The set of Lake-town itself is filmed in a studio, so you won’t get to trawl through the fishing village like Bilbo and gang. But imagine staring wondrously across the lake, on watch for the angered Smaug to come swooping across the glistening waters.

The sprawling sheen of Lake Pukaki and the grand alpine peaks in the horizon were also used many times as a scenic backdrop in the Lord of the Rings movies.

2. Fernside Gardens, Wellington

See if you can spot Fernside’s white bridge, where the elves of Lothlorien bade the Fellowship farewell in The Fellowship of the Ring.

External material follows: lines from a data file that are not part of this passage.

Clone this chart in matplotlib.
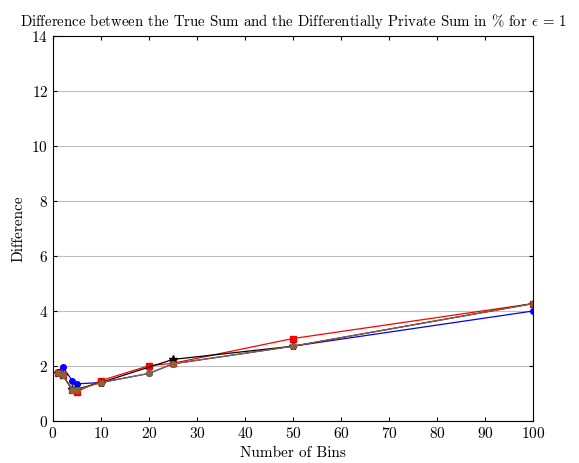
import matplotlib
matplotlib.use("Agg")
import matplotlib.pyplot as plt

plt.rcParams['font.family'] = 'serif'
plt.rcParams['font.serif'] = ['cmr10']
plt.rcParams['mathtext.fontset'] = 'cm'
plt.rcParams['axes.formatter.use_mathtext'] = True

bins = [1, 2, 4, 5, 10, 20, 25, 50, 100]
blue_vals = [1.79, 1.97, 1.47, 1.35, 1.40, 1.73, 2.08, 2.72, 4.00]
red_vals = [1.75, 1.68, 1.12, 1.07, 1.47, 2.01, 2.10, 3.00, 4.27]
brown_vals = [1.75, 1.68, 1.13, 1.13, 1.40, 1.73, 2.08, 2.72, 4.27]
# black series has no point at 20
black_bins = [1, 2, 4, 5, 10, 25, 50, 100]
black_vals = [1.75, 1.68, 1.15, 1.16, 1.40, 2.24, 2.72, 4.27]

fig = plt.figure(figsize=(5.79, 4.63), dpi=100)
ax = fig.add_axes([0.0915, 0.0907, 0.8291, 0.8315])

ax.plot(bins, blue_vals, color='blue', marker='o', ms=4, lw=0.9)
ax.plot(bins, red_vals, color='red', marker='s', ms=4, lw=0.9)
ax.plot(black_bins, black_vals, color='black', marker='*', ms=6, lw=0.9)
ax.plot(bins, brown_vals, color='#8c6239', marker='o', ms=4, lw=0.9)

ax.set_xlim(0, 100)
ax.set_ylim(0, 14)
ax.set_xticks(range(0, 101, 10))
ax.set_yticks(range(0, 15, 2))
ax.yaxis.grid(True, color='#c0c0c0', lw=0.8)
ax.set_axisbelow(True)
ax.tick_params(direction='in', top=True, right=True, labelsize=11, length=3)
for s in ax.spines.values():
    s.set_linewidth(0.8)

ax.set_xlabel('Number of Bins', fontsize=11)
ax.set_ylabel('Difference', fontsize=11)
ax.set_title(r'Difference between the True Sum and the Differentially Private Sum in % for $\epsilon$ = 1',
             fontsize=10.7, pad=7)

fig.savefig('out.png', dpi=100)
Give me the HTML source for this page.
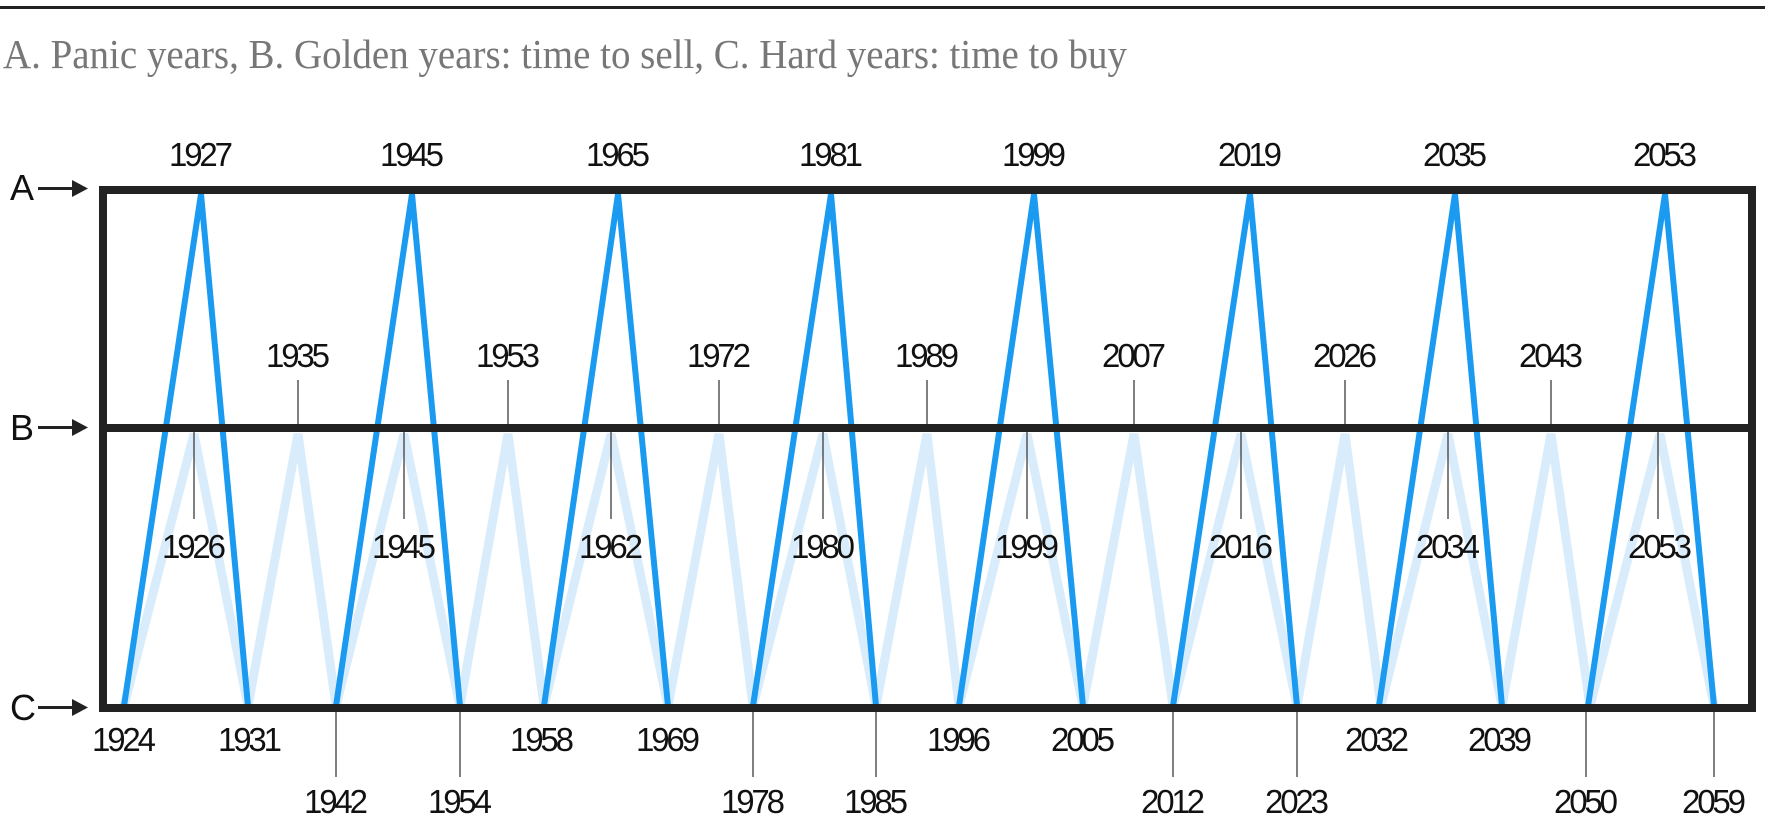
<!DOCTYPE html>
<html><head><meta charset="utf-8"><style>
html,body{margin:0;padding:0;background:#fff;width:1765px;height:820px;overflow:hidden}
svg text{font-family:"Liberation Sans",sans-serif;font-size:33px;fill:#111}
</style></head><body>
<svg width="1765" height="820" viewBox="0 0 1765 820" xmlns="http://www.w3.org/2000/svg">
<rect x="0" y="6" width="1765" height="3" fill="#222"/>
<text x="3" y="68" textLength="1124" lengthAdjust="spacingAndGlyphs" style="font-family:'Liberation Serif',serif;font-size:41px;fill:#777">A. Panic years, B. Golden years: time to sell, C. Hard years: time to buy</text>
<polyline fill="none" stroke="#d8ecfb" stroke-width="9" stroke-linejoin="miter" points="124,706 194,434 248,706 298,434 336,706 404,434 460,706 508,434 544,706 611,434 668,706 719,434 753,706 823,434 876,706 927,434 959,706 1027,434 1083,706 1134,434 1173,706 1241,434 1297,706 1345,434 1381,706 1448,434 1502,706 1551,434 1590,706 1660,434 1714,706"/>
<g stroke="#555" stroke-width="1.5">
<line x1="298" y1="380" x2="298" y2="426"/><line x1="508" y1="380" x2="508" y2="426"/><line x1="719" y1="380" x2="719" y2="426"/><line x1="927" y1="380" x2="927" y2="426"/><line x1="1134" y1="380" x2="1134" y2="426"/><line x1="1345" y1="380" x2="1345" y2="426"/><line x1="1551" y1="380" x2="1551" y2="426"/>
<line x1="194" y1="432" x2="194" y2="519"/><line x1="404" y1="432" x2="404" y2="519"/><line x1="611" y1="432" x2="611" y2="519"/><line x1="823" y1="432" x2="823" y2="519"/><line x1="1027" y1="432" x2="1027" y2="519"/><line x1="1241" y1="432" x2="1241" y2="519"/><line x1="1448" y1="432" x2="1448" y2="519"/><line x1="1658" y1="432" x2="1658" y2="519"/>
<line x1="336" y1="710" x2="336" y2="777"/><line x1="460" y1="710" x2="460" y2="777"/><line x1="753" y1="710" x2="753" y2="777"/><line x1="876" y1="710" x2="876" y2="777"/><line x1="1173" y1="710" x2="1173" y2="777"/><line x1="1297" y1="710" x2="1297" y2="777"/><line x1="1586" y1="710" x2="1586" y2="777"/><line x1="1714" y1="710" x2="1714" y2="777"/>
</g>
<g fill="none" stroke="#1a9af0" stroke-width="6" stroke-linejoin="miter">
<polyline points="124,706 201,194 248,706"/>
<polyline points="336,706 412,194 460,706"/>
<polyline points="544,706 618,194 668,706"/>
<polyline points="753,706 831,194 876,706"/>
<polyline points="959,706 1034,194 1083,706"/>
<polyline points="1173,706 1250,194 1297,706"/>
<polyline points="1379,706 1455,194 1502,706"/>
<polyline points="1588,706 1665,194 1714,706"/>
</g>
<g stroke="#222" stroke-width="8" fill="none">
<rect x="103" y="190" width="1649" height="518"/>
<line x1="103" y1="428" x2="1752" y2="428"/>
</g>
<g fill="#222">
<rect x="38" y="187" width="36" height="3"/><polygon points="72,180 88,188.5 72,197"/>
<rect x="38" y="426" width="36" height="3"/><polygon points="72,419 88,427.5 72,436"/>
<rect x="38" y="706" width="36" height="3"/><polygon points="72,699 88,707.5 72,716"/>
</g>
<text x="10" y="200" style="font-size:36px">A</text>
<text x="10" y="440" style="font-size:36px">B</text>
<text x="10" y="720" style="font-size:36px">C</text>
<g text-anchor="middle">
<text x="201" y="166" textLength="64">1927</text><text x="412" y="166" textLength="64">1945</text><text x="618" y="166" textLength="64">1965</text><text x="831" y="166" textLength="64">1981</text><text x="1034" y="166" textLength="64">1999</text><text x="1250" y="166" textLength="64">2019</text><text x="1455" y="166" textLength="64">2035</text><text x="1665" y="166" textLength="64">2053</text>
<text x="298" y="367" textLength="64">1935</text><text x="508" y="367" textLength="64">1953</text><text x="719" y="367" textLength="64">1972</text><text x="927" y="367" textLength="64">1989</text><text x="1134" y="367" textLength="64">2007</text><text x="1345" y="367" textLength="64">2026</text><text x="1551" y="367" textLength="64">2043</text>
<text x="194" y="558" textLength="64">1926</text><text x="404" y="558" textLength="64">1945</text><text x="611" y="558" textLength="64">1962</text><text x="823" y="558" textLength="64">1980</text><text x="1027" y="558" textLength="64">1999</text><text x="1241" y="558" textLength="64">2016</text><text x="1448" y="558" textLength="64">2034</text><text x="1660" y="558" textLength="64">2053</text>
<text x="124" y="751" textLength="64">1924</text><text x="250" y="751" textLength="64">1931</text><text x="542" y="751" textLength="64">1958</text><text x="668" y="751" textLength="64">1969</text><text x="959" y="751" textLength="64">1996</text><text x="1083" y="751" textLength="64">2005</text><text x="1377" y="751" textLength="64">2032</text><text x="1500" y="751" textLength="64">2039</text>
<text x="336" y="813" textLength="64">1942</text><text x="460" y="813" textLength="64">1954</text><text x="753" y="813" textLength="64">1978</text><text x="876" y="813" textLength="64">1985</text><text x="1173" y="813" textLength="64">2012</text><text x="1297" y="813" textLength="64">2023</text><text x="1586" y="813" textLength="64">2050</text><text x="1714" y="813" textLength="64">2059</text>
</g>
</svg>
</body></html>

Having housed many film sites from the Lord of the Rings saga, Wellington is known as “the middle of Middle Earth”. Fernside Gardens, which lies just outside the town of Featherston, played host to an important area of the elven realm Lothlorien.

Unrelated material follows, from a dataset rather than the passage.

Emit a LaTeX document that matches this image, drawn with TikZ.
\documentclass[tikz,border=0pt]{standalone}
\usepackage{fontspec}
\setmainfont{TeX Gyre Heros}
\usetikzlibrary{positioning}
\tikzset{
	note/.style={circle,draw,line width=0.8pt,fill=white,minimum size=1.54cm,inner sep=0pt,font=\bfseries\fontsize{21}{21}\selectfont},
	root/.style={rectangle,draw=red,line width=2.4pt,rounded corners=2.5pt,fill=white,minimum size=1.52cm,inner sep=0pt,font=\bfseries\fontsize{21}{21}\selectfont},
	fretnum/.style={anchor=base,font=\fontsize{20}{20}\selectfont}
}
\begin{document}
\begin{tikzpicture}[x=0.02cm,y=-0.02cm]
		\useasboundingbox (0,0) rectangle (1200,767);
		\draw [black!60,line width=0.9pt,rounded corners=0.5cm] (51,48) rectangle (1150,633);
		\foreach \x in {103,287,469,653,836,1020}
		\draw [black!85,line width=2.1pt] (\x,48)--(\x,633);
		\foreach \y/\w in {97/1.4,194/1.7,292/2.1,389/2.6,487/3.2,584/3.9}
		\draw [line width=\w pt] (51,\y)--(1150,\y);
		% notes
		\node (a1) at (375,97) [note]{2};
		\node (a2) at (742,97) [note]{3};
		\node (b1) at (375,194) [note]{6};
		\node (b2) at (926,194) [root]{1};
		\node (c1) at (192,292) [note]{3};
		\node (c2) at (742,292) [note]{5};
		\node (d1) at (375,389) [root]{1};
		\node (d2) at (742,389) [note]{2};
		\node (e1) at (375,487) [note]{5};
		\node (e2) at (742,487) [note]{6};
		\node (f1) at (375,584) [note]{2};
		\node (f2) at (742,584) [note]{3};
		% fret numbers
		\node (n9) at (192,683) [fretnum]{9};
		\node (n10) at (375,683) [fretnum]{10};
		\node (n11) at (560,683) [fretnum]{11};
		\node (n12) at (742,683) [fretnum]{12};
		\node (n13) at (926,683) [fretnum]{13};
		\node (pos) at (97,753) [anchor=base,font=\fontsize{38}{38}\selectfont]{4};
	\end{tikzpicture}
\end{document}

Fernside’s lake is also the iconic setting where the hobbit Smeagol (now Gollum) fought his cousin, Deagol, for the Ring, launching the Hobbit’s narrative into motion.

A fan re-enacts the scene where Smeagol struggles for the Ring by the lake

Walk through the stunning nature trails here, listening to serene waterfalls cascading within the foliage. It’s as if the elves have left some magic behind.

Fernside isn’t open for casual visits, so you must go through a tour company to come here – but at packages from $175, we’d scramble as fast as Smeagol!

3. Wairarapa, Wellington

The Putangirua Pinnacles in Wairarapa was the haunt of the Army of the Dead
The Putangirua Pinnacles in Wairarapa was the haunt of the Army of the Dead

While you’re in Wellington, why not pay a visit to the vineyards in the area? In particular, Wairarapa’s wineries were immensely popular with the cast and crew of the Lord of the Rings.

We hear that the Tui Brewery here is famous, as is Castlepoint Lighthouse for its panorama of the Wairarapa Coast.

Also look out for the Putangirua Pinnacles Scenic Reserve, where the chilling Paths of the Dead sequence from The Return of the King was filmed.

4. Pelorus River, Marlborough

Pelorus River is actually a quiet stream, unlike in the chaotic barrel-tumbling scene in The Desolation of Smaug

Remember how, in The Desolation of Smaug, Bilbo and the dwarves tumbled in barrels down a tumultuous stream? You can have a similar experience right here along Pelorus River (barrels and bloodthirsty orcs not included).

In truth, Pelorus River is an oasis of calm, with very few rocky whitewater bends. You can drift safely, like the dwarves did, as you paddle down the river in a guided kayak tour. Packages average at $165 for adults.

Or, if you prefer a more dry riverside experience, you can take a leisurely stroll among the rocky banks along the path that the brave dwarves took.

5. The Remarkables, Queenstown

The Remarkables was used as the landscape of the frightening Mordor in the Lord of the Rings trilogy

Set in New Zealand’s adventure capital, the Remarkables is one of the most riveting and classic landscapes of Middle Earth.

True to its name, this sky-scraping mountain chain is incredible. The jagged snow caps pierce into the blue sky, making for a regal appearance as the Misty Mountains in the Hobbit films. In the Lord of the Rings trilogy, they featured as both the Snowy Mountains and the fearsome terrain of Mordor.

To get the best vista of the Remarkables, trek up the 900m-high Queenstown Hill or board the Skyline Gondola up to Bob’s Peak. Whether you feel like the all-powerful Gandalf or like a brave little hobbit, this tremendous view is sure to make you believe that the magic of Middle Earth is real.